2013 paper on Formulary availability and regulatory barriers to accessibility of opioids for cancer pain in Africa. Showed that availability for some was almost never in some countries. This is a big challenge – these countries do not have access to basic opioids – like morphine.
World Health Assembly Resolution A67.19: encourages all member states to recognise palliative care as improving the quality of life, and to review policies and legislation for controlled medicines to ensure access.
One of the successful African models: Uganda has come up with a solution that goes back to the basics. The government took it upon themselves to make their own morphine, distributing it for their own patients. They import the powder, the mix and package it and deliver it to the patient’s home. This is now being done in Rwanda and Kenya – we hope that we can replicate this in other countries. There is no risk of diversion or misuse.
Mirella Dummar Frahi: Any questions to our panelists?
Q1 A quick comment on the presentation on access to medicines – Resolution L4 is being debated in the COW right now. Next year, we’re also looking to have a resolution on access to improved medicines in Africa.
Q2 After the opioid crisis in the US, we have to be careful. We have to be aware of the context we operate in also. There must be a middle road approach, such that when you are advocating for access to medicines, you take into consideration minimum or not enough skilled manpower to monitor and regulate the supply chain.
Ebstesam Ahmed: The opioid crisis is not a prescription crisis right now. It’s a carfentanyl and heroin crisis. It’s an education matter – education all professionals. What’s happening right now with opioid-phobia is not a good idea, it’s all about finding the right balance.
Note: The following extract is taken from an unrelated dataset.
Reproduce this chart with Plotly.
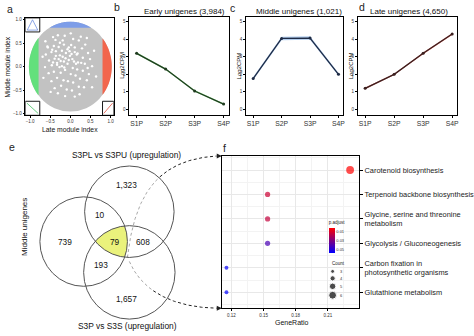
import numpy as np
import plotly.graph_objects as go

W, H = 474, 336
FONT = "Liberation Sans, Arial, sans-serif"

# ---------------- data ----------------
stages = ["S1P", "S2P", "S3P", "S4P"]
early_cpm = [3.2, 2.3, 1.05, 0.3]
early_se = [0.06, 0.05, 0.05, 0.05]
middle_cpm = [1.76, 4.05, 4.07, 2.0]
middle_se = [0.09, 0.1, 0.1, 0.08]
late_cpm = [1.2, 2.0, 3.2, 4.3]
late_se = [0.05, 0.04, 0.05, 0.05]
panel_titles = ["Early unigenes (3,984)", "Middle unigenes (1,021)", "Late unigenes (4,650)"]

module_late = [-0.62, -0.43, -0.31, -0.14, 0.07, 0.21, 0.37, -0.56, -0.41, -0.26, -0.16, 0.02, 0.11, 0.29, 0.44,
               -0.61, -0.47, -0.36, -0.21, -0.11, 0.03, 0.16, 0.31, 0.49, -0.53, -0.39, -0.29, -0.19, -0.04,
               0.09, 0.19, 0.36, 0.54, -0.63, -0.46, -0.33, -0.21, -0.07, 0.06, 0.17, 0.31, 0.46, -0.54, -0.41,
               -0.24, -0.13, 0.01, 0.13, 0.24, 0.41, -0.47, -0.33, -0.17, -0.06, 0.07, 0.21, 0.34, -0.39, -0.23,
               -0.09, 0.04, 0.23, -0.31, -0.13, 0.11, -0.26, -0.16, -0.36, -0.07, -0.43, 0.11, -0.27, 0.14,
               -0.01, 0.59, 0.64, -0.69, -0.67, 0.54, 0.41, -0.49, 0.01, -0.19, -0.37, 0.26, -0.04, -0.57, 0.43,
               -0.24, -0.33, -0.12, -0.02, 0.18, -0.45, -0.29, 0.05, -0.15, 0.27]
module_middle = [0.54, 0.63, 0.67, 0.66, 0.59, 0.56, 0.47, 0.41, 0.44, 0.51, 0.47, 0.46, 0.41, 0.39, 0.29,
                 0.26, 0.31, 0.33, 0.34, 0.29, 0.27, 0.26, 0.19, 0.16, 0.13, 0.17, 0.16, 0.21, 0.14,
                 0.11, 0.09, 0.06, 0.01, -0.01, 0.03, 0.04, 0.01, 0.06, -0.03, -0.06, -0.09, -0.16, -0.14, -0.11,
                 -0.13, -0.07, -0.16, -0.19, -0.26, -0.29, -0.31, -0.24, -0.29, -0.31, -0.34, -0.43, -0.44, -0.46, -0.41,
                 -0.49, -0.51, -0.59, -0.57, -0.63, -0.64, 0.24, 0.11, 0.23, 0.37, 0.09, 0.31, -0.01, 0.06,
                 0.23, 0.34, -0.21, 0.21, -0.24, -0.44, 0.61, -0.54, 0.71, 0.56, 0.57, 0.64, 0.41, 0.43, -0.03,
                 0.12, 0.08, 0.18, 0.33, 0.28, 0.36, 0.42, 0.16, -0.02, 0.08]

venn_sets = ["S3PL vs S3PU (upregulation)", "Middle unigenes", "S3P vs S3S (upregulation)"]
venn_regions = ["top only", "top & left", "left only", "all three", "top & bottom", "left & bottom", "bottom only"]
venn_counts = [1323, 10, 739, 79, 608, 193, 1657]

pathways = ["Carotenoid biosynthesis", "Terpenoid backbone biosynthesis",
            "Glycine, serine and threonine<br>metabolism", "Glycolysis / Gluconeogenesis",
            "Carbon fixation in<br>photosynthetic organisms", "Glutathione metabolism"]
gene_ratio = [0.2308, 0.1538, 0.1538, 0.1538, 0.1154, 0.1154]
gene_count = [6, 4, 4, 4, 3, 3]
p_adjust = [0.001, 0.012, 0.014, 0.040, 0.055, 0.056]
count_legend = [3, 4, 5, 6]

SIZE_PER_COUNT = 1.3


def dom_x(l, r):
    return [l / W, r / W]


def dom_y(t, b):
    return [1 - b / H, 1 - t / H]


fig = go.Figure()
shapes = []
annotations = []


def ann(x, y, text, size, xanchor="center", angle=0, color="#111"):
    annotations.append(dict(x=x, y=y, xref="x6", yref="y6", text=text, showarrow=False,
                            xanchor=xanchor, yanchor="middle", textangle=angle,
                            font=dict(size=size, color=color, family=FONT)))


frame = dict(showline=True, mirror=True, linecolor="black", linewidth=1, showgrid=False,
             zeroline=False, ticks="outside", ticklen=2, tickwidth=0.7, tickcolor="black",
             tickfont=dict(size=4.5, color="#333", family=FONT))

layout_axes = {}

# ---------------- panel a ----------------
fig.add_trace(go.Scatter(x=module_late, y=module_middle, mode="markers",
                         marker=dict(color="white", size=2.4, line=dict(width=0)),
                         xaxis="x", yaxis="y", showlegend=False, hoverinfo="skip"))
layout_axes["xaxis"] = dict(frame, domain=dom_x(26, 117), range=[-1.12, 1.08], anchor="y",
                            tickvals=[-1, -0.5, 0, 0.5, 1], tickformat=".1f", ticklen=1.5)
layout_axes["yaxis"] = dict(frame, domain=dom_y(17, 115), range=[-1.04, 1.04], anchor="x",
                            tickvals=[-1, -0.5, 0, 0.5, 1], tickformat=".1f", ticklen=1.5)
RX, RY = 1.03, 0.96
shapes.append(dict(type="circle", xref="x", yref="y", x0=-RX, x1=RX, y0=-RY, y1=RY,
                   fillcolor="#c2c2c2", line=dict(width=0), layer="below"))


def cap(t0, t1, color):
    t = np.linspace(t0, t1, 120)
    xs, ys = RX * np.cos(t), RY * np.sin(t)
    p = "M " + " L ".join(f"{a:.4f},{b:.4f}" for a, b in zip(xs, ys)) + " Z"
    shapes.append(dict(type="path", path=p, xref="x", yref="y", fillcolor=color,
                       line=dict(width=0), layer="below"))


a_g = np.arccos(0.79 / RX)
cap(np.pi - a_g, np.pi + a_g, "#63e07c")
a_r = np.arccos(0.80 / RX)
cap(-a_r, a_r, "#f2664d")
b_b = np.arcsin(0.83 / RY)
cap(b_b, np.pi - b_b, "#7d9de8")
for (x0, x1, y0, y1) in [(-1.12, -0.76, 0.74, 1.04), (-1.12, -0.76, -1.04, -0.74), (0.80, 1.08, -1.04, -0.74)]:
    shapes.append(dict(type="rect", xref="x", yref="y", x0=x0, x1=x1, y0=y0, y1=y1,
                       fillcolor="white", line=dict(color="black", width=0.9), layer="below"))
shapes.append(dict(type="path", xref="x", yref="y", path="M -1.07,0.78 L -0.94,1.0 L -0.81,0.78 Z",
                   line=dict(color="#6f8fe0", width=0.8), layer="below"))
shapes.append(dict(type="line", xref="x", yref="y", x0=-1.08, y0=-0.78, x1=-0.80, y1=-1.0,
                   line=dict(color="#40c060", width=0.8), layer="below"))
shapes.append(dict(type="line", xref="x", yref="y", x0=0.83, y0=-1.0, x1=1.05, y1=-0.78,
                   line=dict(color="#e05040", width=0.8), layer="below"))
ann(72, 129, "Late module index", 6.8)
ann(8, 66, "Middle module index", 6.6, angle=-90)

# ---------------- panels b, c, d ----------------
series = [(early_cpm, early_se, "#1f3b1f", "rgba(120,220,120,0.8)"),
          (middle_cpm, middle_se, "#1e2b45", "rgba(170,200,235,0.9)"),
          (late_cpm, late_se, "#3a1f1f", "rgba(225,90,80,0.85)")]
lefts, rights, title_cx = [133, 253, 368], [235, 353, 470], [190, 307, 421]
xi = list(range(len(stages)))
for k, ((vals, se, lc, rc), l, r, tc, ttl) in enumerate(zip(series, lefts, rights, title_cx, panel_titles)):
    ax = k + 2
    up = [v + s for v, s in zip(vals, se)]
    lo = [v - s for v, s in zip(vals, se)]
    fig.add_trace(go.Scatter(x=xi, y=up, mode="lines", line=dict(width=0), xaxis=f"x{ax}", yaxis=f"y{ax}",
                             showlegend=False, hoverinfo="skip"))
    fig.add_trace(go.Scatter(x=xi, y=lo, mode="lines", line=dict(width=0), fill="tonexty", fillcolor=rc,
                             xaxis=f"x{ax}", yaxis=f"y{ax}", showlegend=False, hoverinfo="skip"))
    fig.add_trace(go.Scatter(x=xi, y=vals, mode="lines+markers", line=dict(color=lc, width=1.3),
                             marker=dict(color=lc, size=3), xaxis=f"x{ax}", yaxis=f"y{ax}", showlegend=False))
    layout_axes[f"xaxis{ax}"] = dict(frame, domain=dom_x(l, r), range=[-0.25, 3.17], anchor=f"y{ax}",
                                     tickvals=xi, ticktext=stages,
                                     tickfont=dict(size=6.8, color="#333", family=FONT))
    layout_axes[f"yaxis{ax}"] = dict(frame, domain=dom_y(16, 115), range=[-0.34, 5.28], anchor=f"x{ax}",
                                     tickvals=[0, 1, 2, 3, 4, 5])
    ann(tc, 11, ttl, 8)
    ann(l - 7.5, 65, "Log2CPM", 6, angle=-90)

# ---------------- panel f ----------------
yi = list(range(len(pathways)))
fig.add_trace(go.Scatter(
    x=gene_ratio, y=yi, mode="markers", xaxis="x5", yaxis="y5", showlegend=False,
    marker=dict(size=[c * SIZE_PER_COUNT for c in gene_count], color=[-p for p in p_adjust],
                colorscale=[[0, "#0000ff"], [1, "#ff0000"]], cmin=-0.056, cmax=-0.001,
                line=dict(width=0),
                colorbar=dict(x=338 / W, xanchor="left", y=1 - 218 / H, yanchor="top",
                              len=35, lenmode="pixels", thickness=6, thicknessmode="pixels",
                              outlinewidth=0, xpad=0, ypad=0, ticks="",
                              tickvals=[-0.05, -0.03, -0.01], ticktext=["0.05", "0.03", "0.01"],
                              tickfont=dict(size=4, color="#333", family=FONT),
                              title=dict(text="p.adjust", side="top",
                                         font=dict(size=4.5, color="#222", family=FONT))))))
layout_axes["xaxis5"] = dict(frame, domain=dom_x(228, 369), range=[0.111, 0.239], anchor="y5",
                             linewidth=1.3, tickmode="linear", tick0=0.12, dtick=0.03, tickformat=".2f",
                             showgrid=True, gridcolor="#e8e8e8", gridwidth=0.6,
                             minor=dict(tickmode="linear", tick0=0.105, dtick=0.03, showgrid=True,
                                        gridcolor="#f3f3f3", gridwidth=0.5, ticks=""))
layout_axes["yaxis5"] = dict(frame, domain=dom_y(156, 309), range=[5.65, -0.57], anchor="x5", side="right",
                             linewidth=1.3, tickvals=yi, ticktext=pathways, ticklen=3,
                             tickfont=dict(size=7.4, color="#222", family=FONT),
                             showgrid=True, gridcolor="#e8e8e8", gridwidth=0.6,
                             minor=dict(tickmode="array", tickvals=[v + 0.5 for v in [-1] + yi],
                                        showgrid=True, gridcolor="#f3f3f3", gridwidth=0.5, ticks=""))
ann(300, 323, "GeneRatio", 7)
# count legend
leg_y = [272, 279, 287, 296]
fig.add_trace(go.Scatter(x=[342] * len(count_legend), y=leg_y, mode="markers", xaxis="x6", yaxis="y6",
                         marker=dict(color="black", size=[c * SIZE_PER_COUNT for c in count_legend]),
                         showlegend=False, hoverinfo="skip"))
for c, yy in zip(count_legend, leg_y):
    ann(348, yy, str(c), 4, xanchor="left", color="#333")
ann(339, 264, "Count", 4.5, xanchor="left", color="#222")

# ---------------- panel e (Venn) ----------------
circles = [(133, 212, 46), (86, 242, 45), (133, 273, 47)]
th = np.linspace(0, 2 * np.pi, 1441)
pts = []
for i, (cx, cy, r) in enumerate(circles):
    px_, py_ = cx + r * np.cos(th), cy + r * np.sin(th)
    ok = np.ones_like(px_, dtype=bool)
    for j, (cx2, cy2, r2) in enumerate(circles):
        if j != i:
            ok &= (px_ - cx2) ** 2 + (py_ - cy2) ** 2 <= r2 ** 2 + 1e-6
    pts += list(zip(px_[ok], py_[ok]))
pts = np.array(pts)
cen = pts.mean(axis=0)
pts = pts[np.argsort(np.arctan2(pts[:, 1] - cen[1], pts[:, 0] - cen[0]))]
shapes.append(dict(type="path", xref="x6", yref="y6",
                   path="M " + " L ".join(f"{a:.2f},{b:.2f}" for a, b in pts) + " Z",
                   fillcolor="#eaf27c", line=dict(width=0), layer="above"))
for (cx, cy, r) in circles:
    shapes.append(dict(type="circle", xref="x6", yref="y6", x0=cx - r, x1=cx + r, y0=cy - r, y1=cy + r,
                       line=dict(color="#555555", width=1), fillcolor="rgba(0,0,0,0)", layer="above"))
label_pos = [(130, 185), (103, 215), (67, 242), (118, 242), (147, 242), (104, 266), (130, 300)]
for (x, y), v in zip(label_pos, venn_counts):
    ann(x, y, f"{v:,}", 8.3)
ann(130, 155, venn_sets[0], 8.4)
ann(25, 227, venn_sets[1], 8, angle=-90)
ann(131, 327, venn_sets[2], 8.4)


def bez(p, t):
    t = np.asarray(t)[:, None]
    p = np.array(p, dtype=float)
    return ((1 - t) ** 3) * p[0] + 3 * ((1 - t) ** 2) * t * p[1] + 3 * (1 - t) * t ** 2 * p[2] + t ** 3 * p[3]


curves = [([(131, 258), (138, 200), (158, 160), (222, 156)], 0.6),
          ([(133, 262), (145, 290), (175, 308), (222, 309)], 0.42)]
for ctrl, split in curves:
    for (t0, t1, col) in [(0, split, "#a8a8a8"), (split, 1, "#222222")]:
        c = bez(ctrl, np.linspace(t0, t1, 60))
        fig.add_trace(go.Scatter(x=c[:, 0], y=c[:, 1], mode="lines", xaxis="x6", yaxis="y6",
                                 line=dict(color=col, width=1, dash="3px,2.5px"),
                                 showlegend=False, hoverinfo="skip"))
for yy in [156, 309]:
    annotations.append(dict(x=228, y=yy, ax=221, ay=yy, xref="x6", yref="y6", axref="x6", ayref="y6",
                            text="", showarrow=True, arrowhead=2, arrowsize=1, arrowwidth=1,
                            arrowcolor="#222", standoff=0))

# panel letters
for letter, (x, y) in zip("abcdef", [(10, 8), (120, 6), (239, 7), (372, 6), (12, 147), (231, 148)]):
    ann(x, y, letter, 10.5, color="#222")

layout_axes["xaxis6"] = dict(domain=[0, 1], range=[0, W], visible=False, fixedrange=True, anchor="y6")
layout_axes["yaxis6"] = dict(domain=[0, 1], range=[H, 0], visible=False, fixedrange=True, anchor="x6")

fig.update_layout(width=W, height=H, autosize=False, margin=dict(l=0, r=0, t=0, b=0),
                  paper_bgcolor="white", plot_bgcolor="rgba(0,0,0,0)",
                  font=dict(family=FONT, color="#222"),
                  shapes=shapes, annotations=annotations, **layout_axes)
fig.write_html("out.html")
Q3 A general comment on Science will be adopted by the ICESCR Committee next week – this includes reference to opioids as an essential medicine for pain. We also need to talk about the amount of poppy being burned in Afghanistan.
Q4 Many times in Africa, it is presented as one-size-fits-all solutions. People tend to prescribe situations that don’t fit. I see low prevalence in African situations, but the one-size-fits-all brings problems – we want to keep prevalence as low as we can so that young people are not targeted. We need a country-specific approach.
Q5 We also need to start thinking about harm reduction and de-colonising the debate on drug policy. We need to be talking about safe injecting sites as well.
Charity Monareng: We need to find African solutions, because there is a drug problem in Africa in general. It’s a human, not a western approach and we need to prioritise the rights of people.
Cisse Mariama Mohamed: The revised plan of action of AU has just been adopted in mid-February by the AU summit and it will be available very soon.